The word denial itself, draws on the context of the Freudian theory of psychological defenses, and has been popularized by both the 12-Step movement and the work of Elizabeth Kubler-Ross on grief. Denial is usually taken to be something that the psychic does to prevent the processing of information, but in his book "The Image" the philosopher Kenneth Boulding laid out an account of human processing of new information. New information that is likely to change thinking is not instantly processed. Indeed, Burke argued, if the new information conflicts with existing beliefs, it may be at first, simply ignored. Later the information may be acknowledged as an exception to one's world view, which is maintained. If the information continues to require attention, then one's world view may be altered to account for it. Finally, if the attempt to alter the world view fails, a new world view may replace it. Thus assimilating new information is a cognitive process, that may run through several stages. The term denial thus may obscure the fact that a person or group of people said to be in denial are in fact in an intermediate stage of processing new information.
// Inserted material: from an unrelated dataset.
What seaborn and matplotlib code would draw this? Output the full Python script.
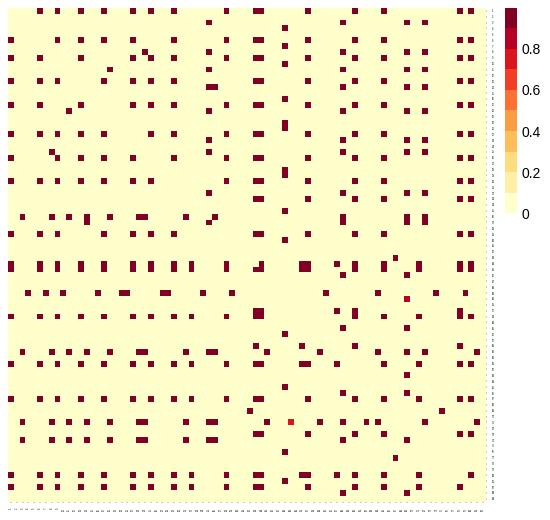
import numpy as np
import pandas as pd
import matplotlib
matplotlib.use("Agg")
import matplotlib.pyplot as plt
import seaborn as sns

plt.rcParams["font.family"] = ["Liberation Sans", "DejaVu Sans"]

n_rows = 84
n_cols = 82

# column groups that repeat across the matrix
grp_b = [42, 43, 51, 59, 64, 77, 79]
grp_c = [57, 68, 71]
grp_d = [0, 5, 8, 12, 16, 21, 24, 28, 31, 37]
grp_e = [2, 7, 10, 13, 17, 22, 23, 30, 34, 35]

# row -> columns with value 1
cells = {
    0: [5, 8, 12, 16, 21, 24, 28, 37] + grp_b,
    2: [34] + grp_c,
    3: [47],
    5: [0, 8, 12, 16, 21, 28, 37] + grp_b,
    6: [47],
    7: [23, 34] + grp_c,
    8: [0, 5, 12, 21, 24, 28, 37] + grp_b,
    9: [47],
    10: [17, 34] + grp_c,
    12: [0, 5, 8, 16, 21, 24, 28] + grp_b,
    13: [34, 35] + grp_c,
    15: [47],
    16: [0, 5, 12, 21, 24, 28, 37] + grp_b,
    17: [10, 34] + grp_c,
    19: [47],
    20: [47],
    21: [0, 5, 8, 12, 16, 24, 28, 37] + grp_b,
    22: [34] + grp_c,
    24: [7, 34] + grp_c,
    25: [0, 8, 12, 16, 21, 28, 37] + grp_b,
    27: [47],
    28: [47],
    29: [0, 5, 8, 12, 16, 21, 24, 37] + grp_b,
    31: [34] + grp_c,
    32: grp_b,
    34: [47],
    35: [2, 7, 10, 13, 17, 22, 23, 30, 35] + grp_c,
    36: [13, 34] + grp_c,
    38: [0, 5, 8, 16, 21, 24, 28] + grp_b,
    39: [47],
    42: [66],
    43: grp_d + [43, 50, 51, 56, 59, 64, 70, 77, 79],
    44: grp_d + [42, 43, 50, 51, 59, 64, 70, 77, 79],
    45: [57, 68],
    48: [3, 6, 9, 15, 19, 20, 26, 27, 33, 38, 54, 63, 73, 78],
    51: [42, 43, 56, 59, 77],
    52: grp_d + [42, 43, 59, 64, 70, 77, 79],
    54: [57, 68],
    55: [47],
    57: [42, 50, 59, 77],
    58: grp_e + [44, 53, 63, 68, 71, 80],
    60: grp_d + [42, 43, 50, 51, 56, 64, 70, 77, 79],
    62: [68],
    64: [47],
    65: [57, 68],
    66: grp_d + grp_b + [70],
    68: [41, 74],
    70: grp_e + [44, 53, 57, 61, 63, 71, 80],
    72: grp_b,
    73: grp_e + [57, 68],
    75: [47],
    76: [66],
    79: grp_d + [42, 43, 50, 51, 56, 59, 64, 70, 79],
    80: [47],
    81: grp_d + [42, 43, 51, 59, 64, 70, 77],
    82: [57, 68],
}
# cells with intermediate values
partial = {(49, 68): 0.8, (70, 48): 0.75}

mat = np.zeros((n_rows, n_cols))
for r, cols in cells.items():
    for c in cols:
        mat[r, c] = 1.0
for (r, c), v in partial.items():
    mat[r, c] = v

df = pd.DataFrame(mat, index=[str(i + 1) for i in range(n_rows)],
                  columns=[str(i + 1) for i in range(n_cols)])

fig = plt.figure(figsize=(5.5, 5.2), dpi=100)
ax = fig.add_axes([0.0145, 0.035, 0.869, 0.95])
cax = fig.add_axes([0.918, 0.59, 0.022, 0.395])

cmap = plt.get_cmap("YlOrRd", 10)
sns.heatmap(df, ax=ax, cbar_ax=cax, cmap=cmap, vmin=0, vmax=1,
            xticklabels=True, yticklabels=True)

ax.yaxis.tick_right()
ax.tick_params(axis="both", length=1, width=0.3, labelsize=1.8)
plt.setp(ax.get_yticklabels(), rotation=0)
plt.setp(ax.get_xticklabels(), rotation=90)

cax.set_yticks([0, 0.2, 0.4, 0.6, 0.8])
cax.set_yticklabels(["0", "0.2", "0.4", "0.6", "0.8"])
cax.tick_params(length=0, labelsize=10)

fig.savefig("out.png", dpi=100)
My problem with the term "denialism" is that it does not distinguish between a confused, complex and often prolonged process of cognitive change through which people change the structure of their knowledge, and deliberate attempts to obstruct the processing of scientific or other rationally constructed information. Kenneth Boulding calls this information pollution. I much prefer the term information polluters, to denialists. I will however, forego for the moment an attempt to sort through the issues involved, and will use the term "denialism," despite my reservations..

"Denialism" is thew topic of increasing study, and the contributions of Dr. Mark Hoofnagle, a surgeon nd his brother Chris Jay Hoofnagle, a lawyer, are almost always noted in accounts of "Denialism "research. The Hoofnagle's are representative 21st knowledge workers, they blog.

And indeed Gloor's list of denialist characteristics is largely derived from the Hoofnagle blog. There is,, however, on discrepancy. The Hoffnagle's do not count Gloor's number 6 (manufacture of doubt) as a separate characteristic of denialists. Rather the manufacture of doubt is the goal of the denialists tactics.

My initial response to Stephen Gloor's list was to find it highly ironic, because Gloor himself, and his anti-nuclear associates can be accused of pursuing denialist tactics against nuclear power. I would like to pursue during several more posts the notion that opposition to nuclear power almost always involves information pollution that resembles what the Hoofnageles call denialism.